■ **Material to process**
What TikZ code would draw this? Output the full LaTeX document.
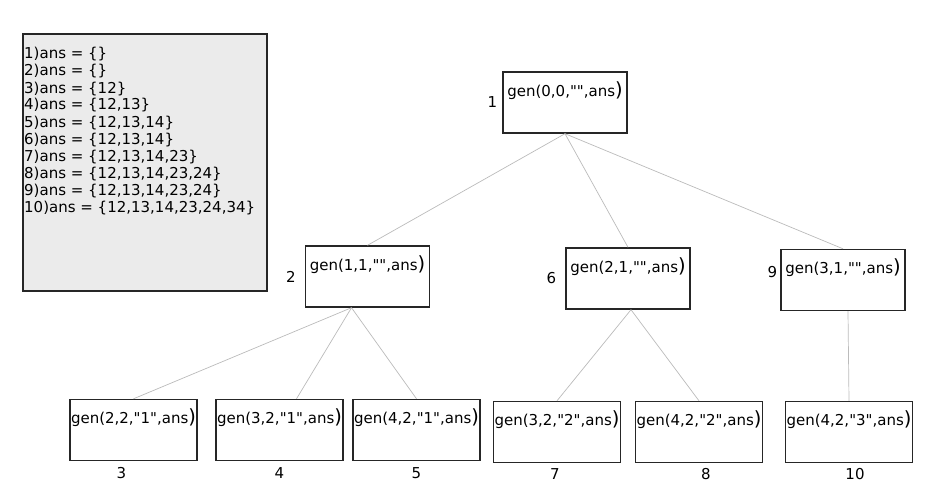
\documentclass[tikz,border=0pt]{standalone}
\usepackage{fontspec}
\setmainfont{DejaVu Sans}[Ligatures=TeXOff]
\usetikzlibrary{positioning}
\definecolor{panelgray}{HTML}{EBEBEB}
\definecolor{linegray}{HTML}{BBBBBB}
\newcommand{\bigparen}{{\fontsize{19.5}{19.5}\selectfont )}}
\tikzset{
  call/.style={draw=black!85, line width=1.4pt, rectangle, inner xsep=1pt, inner ysep=0pt,
    minimum width=124pt, text height=24pt, text depth=37pt, font=\fontsize{15}{17}\selectfont},
  num/.style={inner sep=0pt, font=\fontsize{15}{17}\selectfont},
  treeline/.style={draw=linegray, line width=0.7pt}
}
\begin{document}
\begin{tikzpicture}[x=1pt,y=-1pt]
      \useasboundingbox (0,0) rectangle (943,503);
      \node[draw=black!85, line width=2pt, fill=panelgray, anchor=north west, minimum width=244pt, minimum height=257pt, inner sep=0pt] (ansbox) at (22,33) {};
      \foreach \t [count=\i] in {{1)ans = \{\}},{2)ans = \{\}},{3)ans = \{12\}},{4)ans = \{12,13\}},{5)ans = \{12,13,14\}},{6)ans = \{12,13,14\}},{7)ans = \{12,13,14,23\}},{8)ans = \{12,13,14,23,24\}},{9)ans = \{12,13,14,23,24\}},{10)ans = \{12,13,14,23,24,34\}}}
        \node[num, anchor=base west] (ans\i) at (24,42+17*\i) {\t};
      \node[call] (root) at (565,102.5) {gen(0,0,"",ans\bigparen};
      \node[call] (n2) at (367.5,276.5) {gen(1,1,"",ans\bigparen};
      \node[call] (n6) at (628,278.5) {gen(2,1,"",ans\bigparen};
      \node[call] (n9) at (843,280) {gen(3,1,"",ans\bigparen};
      \node[call] (n3) at (133.5,430) {gen(2,2,"1",ans\bigparen};
      \node[call] (n4) at (279.5,430) {gen(3,2,"1",ans\bigparen};
      \node[call] (n5) at (416.5,430) {gen(4,2,"1",ans\bigparen};
      \node[call] (n7) at (557,432) {gen(3,2,"2",ans\bigparen};
      \node[call] (n8) at (699,432) {gen(4,2,"2",ans\bigparen};
      \node[call] (n10) at (849,432) {gen(4,2,"3",ans\bigparen};
      \node[num, left=5pt of root] (k1) {1};
      \node[num, left=9pt of n2] (k2) {2};
      \node[num, left=9pt of n6] (k6) {6};
      \node[num, left=3pt of n9, yshift=8pt] (k9) {9};
      \node[num, below=6pt of n3, xshift=-12pt] (k3) {3};
      \node[num, below=6pt of n4] (k4) {4};
      \node[num, below=6pt of n5] (k5) {5};
      \node[num, below=5pt of n7, xshift=-2pt] (k7) {7};
      \node[num, below=5pt of n8, xshift=7pt] (k8) {8};
      \node[num, below=5pt of n10, xshift=6pt] (k10) {10};
      \draw[treeline] (root.south) -- (n2.north);
      \draw[treeline] (root.south) -- (n6.north);
      \draw[treeline] (root.south) -- (n9.north);
      \draw[treeline] ([xshift=-16pt]n2.south) -- (n3.north);
      \draw[treeline] ([xshift=-16pt]n2.south) -- ([xshift=17pt]n4.north);
      \draw[treeline] ([xshift=-16pt]n2.south) -- (n5.north);
      \draw[treeline] ([xshift=3pt]n6.south) -- (n7.north);
      \draw[treeline] ([xshift=3pt]n6.south) -- (n8.north);
      \draw[treeline] ([xshift=5pt]n9.south) -- (n10.north);
     \end{tikzpicture}
\end{document}
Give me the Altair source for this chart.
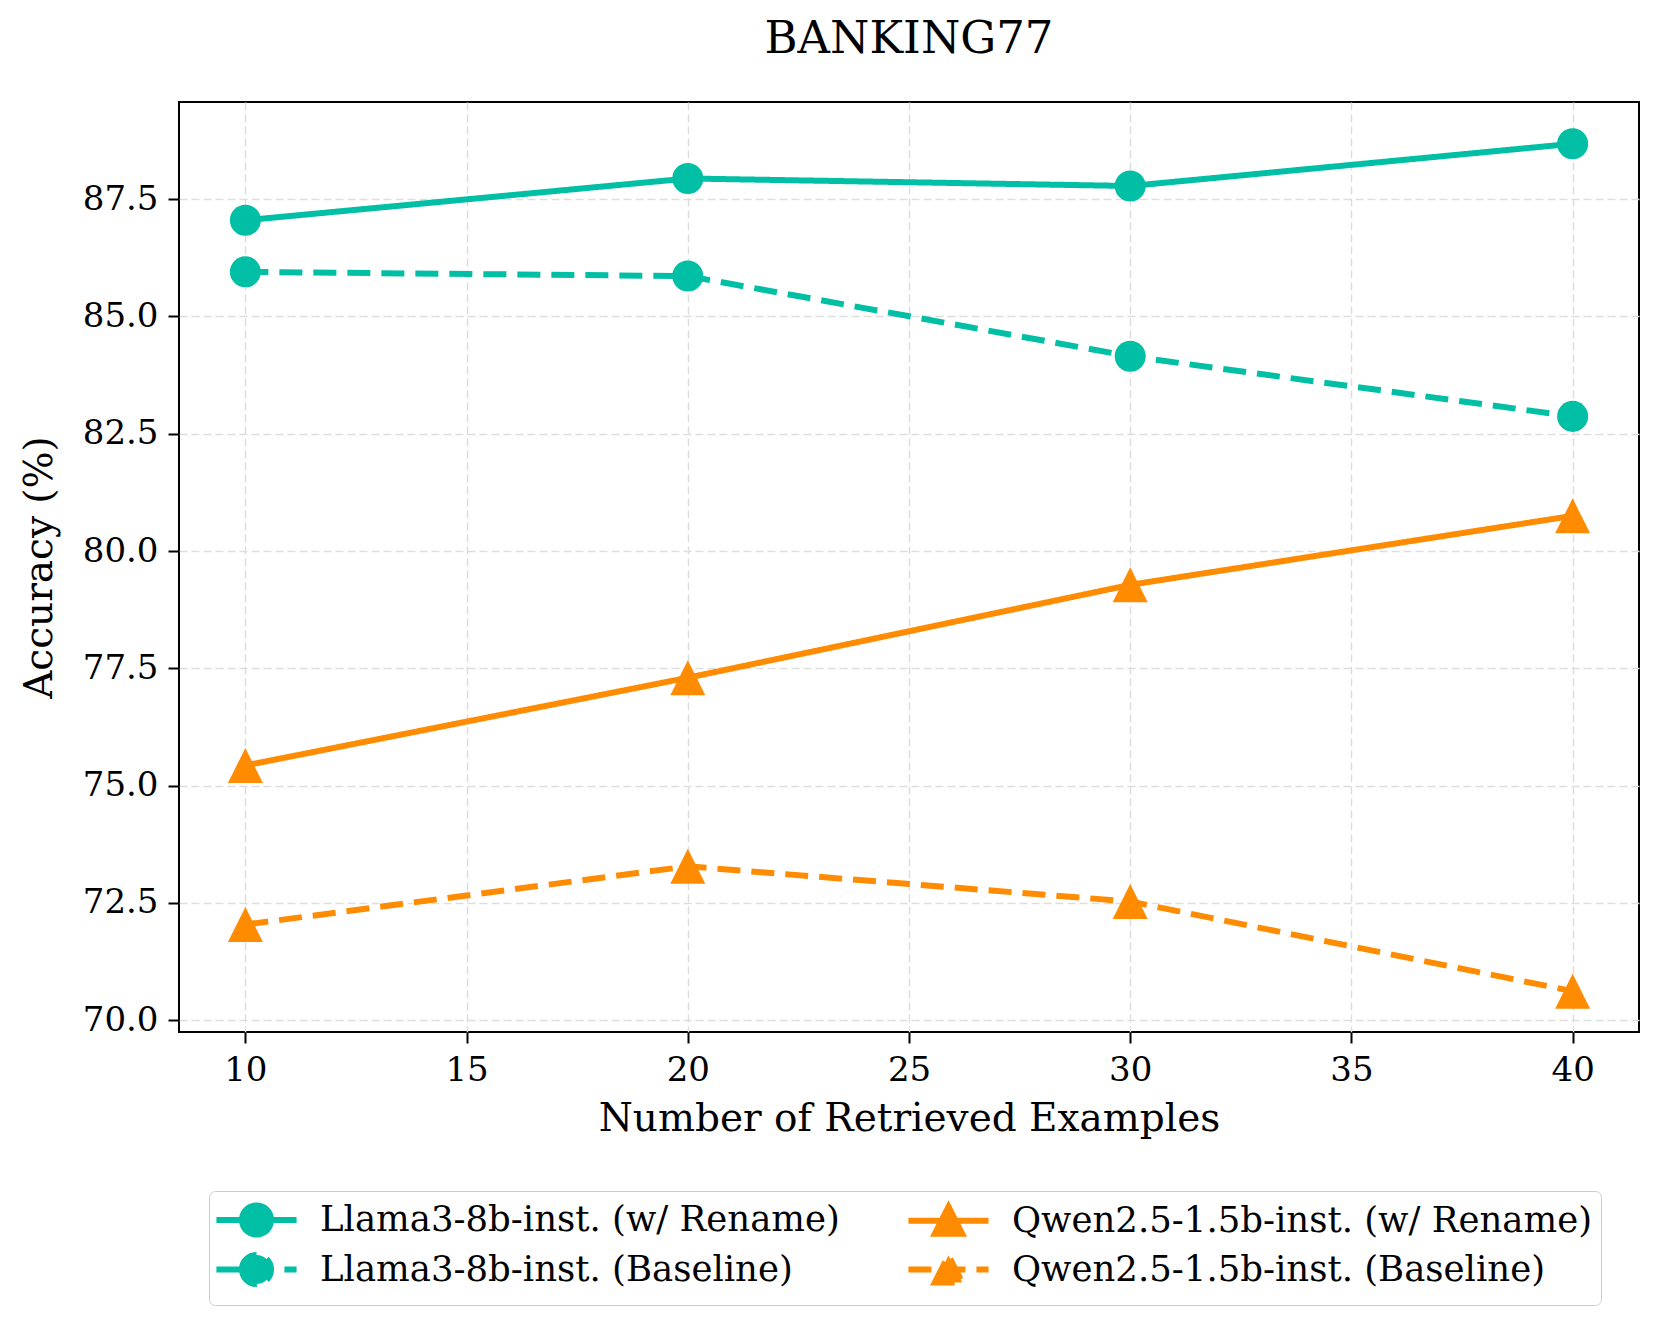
import altair as alt
import pandas as pd

# ---- data ----
x_vals = [10, 20, 30, 40]
llama_rename = [87.05, 87.94, 87.78, 88.68]
llama_base = [85.95, 85.86, 84.15, 82.87]
qwen_rename = [75.43, 77.30, 79.28, 80.75]
qwen_base = [72.04, 73.28, 72.53, 70.62]

S_LR = "Llama3-8b-inst. (w/ Rename)"
S_LB = "Llama3-8b-inst. (Baseline)"
S_QR = "Qwen2.5-1.5b-inst. (w/ Rename)"
S_QB = "Qwen2.5-1.5b-inst. (Baseline)"

TEAL = "#00BFA5"
ORANGE = "#FF8C00"

order = [S_LR, S_LB, S_QR, S_QB]
colors = [TEAL, TEAL, ORANGE, ORANGE]
dashes = [[1, 0], [23, 11], [1, 0], [23, 11]]

CIRCLE_LINE = "M -2.29 0 L 2.29 0 M -0.83 0 A 0.83 0.83 0 1 0 0.83 0 A 0.83 0.83 0 1 0 -0.83 0 Z"
TRI_LINE = "M -2.29 0 L 2.29 0 M -0.78 0.74 L 0 -0.8 L 0.78 0.74 Z"
TRI = "M -1 1 L 0 -1 L 1 1 Z"
legend_shapes = [CIRCLE_LINE, CIRCLE_LINE, TRI_LINE, TRI_LINE]

rows = []
for name, vals in [(S_LR, llama_rename), (S_LB, llama_base), (S_QR, qwen_rename), (S_QB, qwen_base)]:
    for xv, yv in zip(x_vals, vals):
        rows.append({"x": xv, "y": yv, "series": name, "model": name.split("-")[0]})
df = pd.DataFrame(rows)

FONT = "DejaVu Serif"

xenc = alt.X("x:Q", scale=alt.Scale(domain=[8.5, 41.5], nice=False, zero=False),
             axis=alt.Axis(title="Number of Retrieved Examples", values=[10, 15, 20, 25, 30, 35, 40],
                           format="d", titlePadding=12))
yenc = alt.Y("y:Q", scale=alt.Scale(domain=[69.75, 89.57], nice=False, zero=False),
             axis=alt.Axis(title="Accuracy (%)", values=[70, 72.5, 75, 77.5, 80, 82.5, 85, 87.5],
                           format=".1f", titlePadding=23))

stroke_scale = alt.Scale(domain=order, range=colors)
dash_scale = alt.Scale(domain=order, range=dashes)
shape_scale = alt.Scale(domain=order, range=legend_shapes)

legend_def = dict(title=None, orient="none", legendX=30, legendY=1089, columns=2)

base = alt.Chart(df)

# legend-only layer (no rows drawn); listed first so its legend settings win
legend_layer = base.transform_filter(alt.datum.x < 0).mark_point(
    filled=True, opacity=1, strokeWidth=6
).encode(
    x=xenc, y=yenc,
    fill=alt.Fill("series:N", scale=stroke_scale, legend=alt.Legend(**legend_def)),
    stroke=alt.Stroke("series:N", scale=stroke_scale, legend=alt.Legend(**legend_def)),
    shape=alt.Shape("series:N", scale=shape_scale, legend=alt.Legend(**legend_def)),
    strokeDash=alt.StrokeDash("series:N", scale=dash_scale, legend=alt.Legend(**legend_def)),
)

lines = base.mark_line(strokeWidth=6).encode(
    x=xenc, y=yenc,
    stroke=alt.Stroke("series:N", scale=stroke_scale, legend=alt.Legend(**legend_def)),
    strokeDash=alt.StrokeDash("series:N", scale=dash_scale, legend=alt.Legend(**legend_def)),
    detail="series:N",
)

circles = base.transform_filter(alt.datum.model == "Llama3").mark_point(
    filled=True, shape="circle", size=962, opacity=1
).encode(
    x=xenc, y=yenc,
    fill=alt.Fill("series:N", scale=stroke_scale, legend=alt.Legend(**legend_def)),
)

triangles = base.transform_filter(alt.datum.model == "Qwen2.5").mark_point(
    filled=True, shape=TRI, size=1225, opacity=1
).encode(
    x=xenc, y=yenc,
    fill=alt.Fill("series:N", scale=stroke_scale, legend=alt.Legend(**legend_def)),
)

chart = alt.layer(legend_layer, lines, circles, triangles).properties(
    width=1460, height=930,
    title=alt.TitleParams("BANKING77", font=FONT, fontSize=45, fontWeight="normal",
                          color="black", offset=40, anchor="middle"),
    padding={"left": 12, "top": 9, "right": 10, "bottom": 10},
).configure_view(
    stroke="black", strokeWidth=2
).configure_axis(
    labelFont=FONT, labelFontSize=34, labelColor="black",
    titleFont=FONT, titleFontSize=39, titleFontWeight="normal", titleColor="black",
    domain=False, tickColor="black", tickWidth=2, tickSize=11, labelPadding=10,
    grid=True, gridColor="#dddddd", gridDash=[8, 4], gridWidth=1.5,
).configure_legend(
    labelFont=FONT, labelFontSize=35.5, labelColor="black",
    titleFontSize=0, titlePadding=0,
    padding=8, strokeColor="#cccccc", cornerRadius=6, fillColor="white",
    symbolSize=1225, symbolStrokeWidth=6, symbolOffset=19, labelOffset=43,
    rowPadding=-5, columnPadding=56, labelLimit=1000,
)

chart.save("out.html", embed_options={"renderer": "svg", "actions": False})
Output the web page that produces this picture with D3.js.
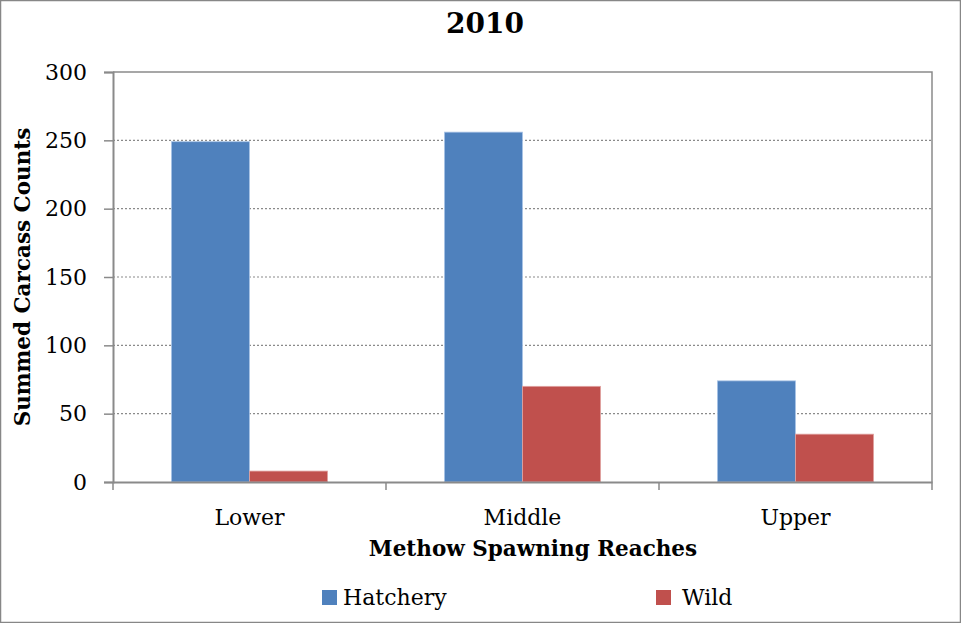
<!DOCTYPE html>
<html><head><meta charset="utf-8">
<script src="https://cdn.jsdelivr.net/npm/d3@7"></script>
<style>body{margin:0;background:#fff}svg{display:block}</style>
</head><body>
<script>
const categories = ["Lower", "Middle", "Upper"];
const seriesNames = ["Hatchery", "Wild"];
const hatchery = [249, 256, 74];
const wild = [8, 70, 35];
const yTicks = [0, 50, 100, 150, 200, 250, 300];
const colors = ["#4F81BD", "#C0504D"];

const W = 961, H = 623;
const m = {left: 113, right: 29, top: 72, bottom: 141};
const svg = d3.select("body").append("svg").attr("width", W).attr("height", H);
const font = "'DejaVu Serif', serif";

svg.append("rect").attr("x", 0.5).attr("y", 0.5).attr("width", W - 1).attr("height", H - 1)
  .attr("fill", "#fff").attr("stroke", "#878787").attr("stroke-width", 1.5);

const x0 = d3.scaleBand().domain(categories).range([m.left, W - m.right]).paddingInner(0.428).paddingOuter(0.214);
const outer = d3.scaleBand().domain(categories).range([m.left, W - m.right]);
const x1 = d3.scaleBand().domain(seriesNames).range([0, x0.bandwidth()]);
const y = d3.scaleLinear().domain([0, 300]).range([H - m.bottom, m.top]);

// grid
svg.append("g").selectAll("line").data(yTicks.filter(d => d > 0 && d < 300)).join("line")
  .attr("x1", m.left).attr("x2", W - m.right).attr("y1", d => y(d)).attr("y2", d => y(d))
  .attr("stroke", "#8a8a8a").attr("stroke-width", 1.2).attr("stroke-dasharray", "2,2");
// plot border top/right
svg.append("path").attr("d", `M${m.left},${y(300)}H${W - m.right}V${y(0)}`)
  .attr("fill", "none").attr("stroke", "#8a8a8a").attr("stroke-width", 1.5);

const data = categories.map((c, i) => ({c, vals: [hatchery[i], wild[i]]}));
const g = svg.append("g").selectAll("g").data(data).join("g")
  .attr("transform", d => `translate(${x0(d.c)},0)`);
g.selectAll("rect").data(d => d.vals.map((v, j) => ({s: seriesNames[j], v, j}))).join("rect")
  .attr("x", d => x1(d.s)).attr("width", x1.bandwidth())
  .attr("y", d => y(d.v)).attr("height", d => y(0) - y(d.v))
  .attr("fill", d => colors[d.j]).attr("stroke", d => d.j === 0 ? "#a9c4e6" : "#e0a3a1").attr("stroke-width", 0.8);

// y axis
const ya = svg.append("g").attr("transform", `translate(${m.left},0)`)
  .call(d3.axisLeft(y).tickValues(yTicks).tickSize(9).tickPadding(17).tickFormat(d3.format("d")));
ya.select(".domain").attr("stroke", "#8a8a8a").attr("stroke-width", 2);
ya.selectAll(".tick line").attr("stroke", "#8a8a8a").attr("stroke-width", 1.5);
ya.selectAll("text").attr("font-family", font).attr("font-size", 22).attr("fill", "#000");

// x axis
const xa = svg.append("g").attr("transform", `translate(0,${y(0)})`)
  .call(d3.axisBottom(x0).tickSize(0).tickPadding(27));
xa.select(".domain").attr("stroke", "#8a8a8a").attr("stroke-width", 2);
xa.selectAll("text").attr("font-family", font).attr("font-size", 22).attr("fill", "#000");
const bounds = [m.left].concat(categories.map(c => outer(c) + outer.bandwidth()));
svg.append("g").selectAll("line").data(bounds).join("line")
  .attr("x1", d => d).attr("x2", d => d).attr("y1", y(0)).attr("y2", y(0) + 8)
  .attr("stroke", "#8a8a8a").attr("stroke-width", 1.5);

// titles
svg.append("text").attr("x", 485).attr("y", 33).attr("text-anchor", "middle")
  .attr("font-family", font).attr("font-weight", "bold").attr("font-size", 28).text("2010");
svg.append("text").attr("transform", `translate(30,${(y(0) + y(300)) / 2}) rotate(-90)`)
  .attr("text-anchor", "middle").attr("font-family", font).attr("font-weight", "bold")
  .attr("font-size", 21.5).text("Summed Carcass Counts");
svg.append("text").attr("x", 533).attr("y", 556).attr("text-anchor", "middle")
  .attr("font-family", font).attr("font-weight", "bold").attr("font-size", 21.5).text("Methow Spawning Reaches");

// legend
const legX = [322, 656];
const lg = svg.append("g").selectAll("g").data(seriesNames).join("g")
  .attr("transform", (d, i) => `translate(${legX[i]},590)`);
lg.append("rect").attr("width", 15).attr("height", 15).attr("fill", (d, i) => colors[i]);
lg.append("text").attr("x", (d, i) => i === 0 ? 21 : 26).attr("y", 15)
  .attr("font-family", font).attr("font-size", 22).text(d => d);
</script>
</body></html>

■ **Challenge**
Give back exactly the lines from the one containing "Give me the Altair source for this chart." to the one containing "import pandas as pd", both included, and no pictures.

■ **Solution to the exercise**
Give me the Altair source for this chart.
import altair as alt
import pandas as pd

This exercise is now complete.